De Defectu Oraculorum

Plutarch

Plutarch. Moralia, Vol. V. Babbitt, Frank Cole, translator. Cambridge, MA: Harvard University Press; London: William Heinemann Ltd., 1936 (printing).

Nor again, in offering the preliminary sacrifice to learn the god’s will and in putting garlands on victims or pouring libations over them, are we doing anything to contradict this reasoning. For when the priests and holy men say that they are offering sacrifice and pouring the libation over the victim and observing its movements and its trembling, of what else do they take this to be a sign save that the god is in his holy temple? For what is to be offered in sacrifice must, both in body and in soul, be pure, unblemished, and unmarred. Indications regarding the body it is not at all difficult to perceive, but they

test the soul by setting meal before the bulls and peas before the boars; and the animal that does not eat of this they think is not of sound mind.
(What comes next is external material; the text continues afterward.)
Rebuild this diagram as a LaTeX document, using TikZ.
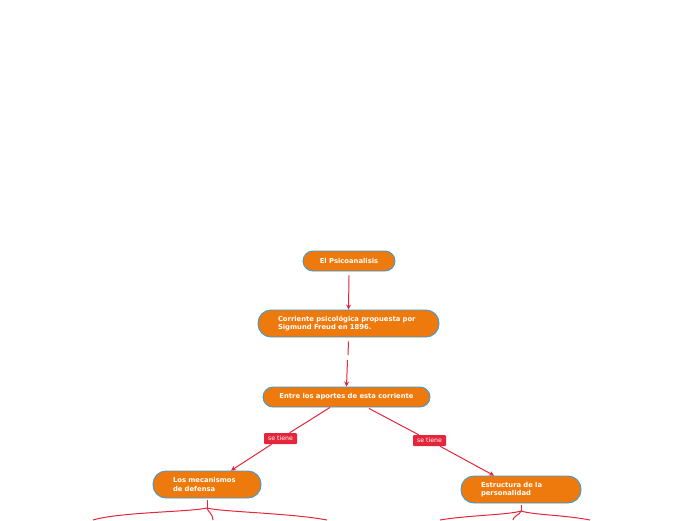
\documentclass[tikz,border=0pt]{standalone}
\usepackage{fontspec}
\setmainfont{DejaVu Sans}
\usetikzlibrary{arrows.meta}
\definecolor{nodeorange}{HTML}{EE7A0D}
\definecolor{nodeblue}{HTML}{3A9BDA}
\definecolor{linered}{HTML}{E4263A}
\begin{document}
\begin{tikzpicture}[x=1pt,y=-1pt,
  box/.style={draw=nodeblue, line width=0.9pt, fill=nodeorange, text=white,
    font=\fontsize{6.8}{8.2}\selectfont\bfseries, inner sep=0pt},
  cbox/.style={box, align=center},
  lbox/.style={box, align=left, inner xsep=20pt},
  lab/.style={fill=linered, text=white, font=\fontsize{6.2}{7}\selectfont,
    inner sep=0pt, minimum width=33pt, minimum height=11pt, rounded corners=1pt},
  rl/.style={draw=linered, line width=1pt},
  arr/.style={rl, -{Stealth[length=5pt,width=5pt]}}]
\useasboundingbox (0,0) rectangle (696,520);
\clip (0,0) rectangle (696,520);

\node[cbox, minimum width=92pt, minimum height=20pt, rounded corners=10pt] (psico) at (349,261) {El Psicoanalisis};
\node[lbox, text width=141pt, minimum height=27pt, rounded corners=13pt] (corr) at (348.5,323.5) {Corriente psicológica propuesta por\\Sigmund Freud en 1896.};
\node[cbox, minimum width=167pt, minimum height=20pt, rounded corners=10pt] (entre) at (346.5,397) {Entre los aportes de esta corriente};
\node[lbox, text width=68pt, minimum height=27pt, rounded corners=13pt] (mec) at (207,484.5) {Los mecanismos\\de defensa};
\node[lbox, text width=80pt, minimum height=27pt, rounded corners=13pt] (est) at (521,489.5) {Estructura de la\\personalidad};

\node[lab] (l1) at (280.5,438.5) {se tiene};
\node[lab] (l2) at (429.5,440.5) {se tiene};

% Psico -> Corriente
\draw[arr] ([yshift=-4pt]psico.south) -- (corr.north);
% Corriente -> Entre (with small gap)
\coordinate (ga) at (348,355);
\coordinate (gb) at (347.5,360);
\draw[rl] ([yshift=-4pt]corr.south) -- (ga);
\draw[arr] (gb) -- (entre.north);
% Entre -> se tiene -> mecanismos
\draw[rl] ([xshift=-16.5pt]entre.south) -- (l1);
\draw[arr] (l1) -- ([xshift=24pt]mec.north);
% Entre -> se tiene -> estructura
\draw[rl] ([xshift=22.5pt,yshift=-1pt]entre.south) -- (l2);
\draw[arr] (l2) -- ([xshift=-27pt]est.north);

% branches from mecanismos
\coordinate (m0) at (207,508);
\draw[rl] ([yshift=-1.5pt]mec.south) -- (m0);
\draw[rl] (m0) .. controls (190,512) and (120,512) .. (93,520);
\draw[rl] (m0) .. controls (208,512) and (213,514) .. (213,520);
\draw[rl] (m0) .. controls (222,512) and (290,513) .. (327,520);

% branches from estructura
\coordinate (e0) at (521,511);
\draw[rl] ([yshift=-1.5pt]est.south) -- (e0);
\draw[rl] (e0) .. controls (508,515) and (470,515) .. (440,520);
\draw[rl] (e0) .. controls (520,515) and (513,516) .. (513,520);
\draw[rl] (e0) .. controls (534,515) and (565,515) .. (590,520);
\end{tikzpicture}
\end{document}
In the case of the goat, they say, cold water gives positive proof; for indifference and immobility against being suddenly wet is not characteristic of a soul in a normal state. But for my part, even if it be firmly established that the trembling is a sign of the god’s being in his holy temple and the contrary a sign of his not being there, I cannot see what difficulty in my statements results therefrom. For every faculty duly performs its natural functions better or worse concurrently with some particular time; and if that time escapes our ken, it is only reasonable that the god should give signs of it.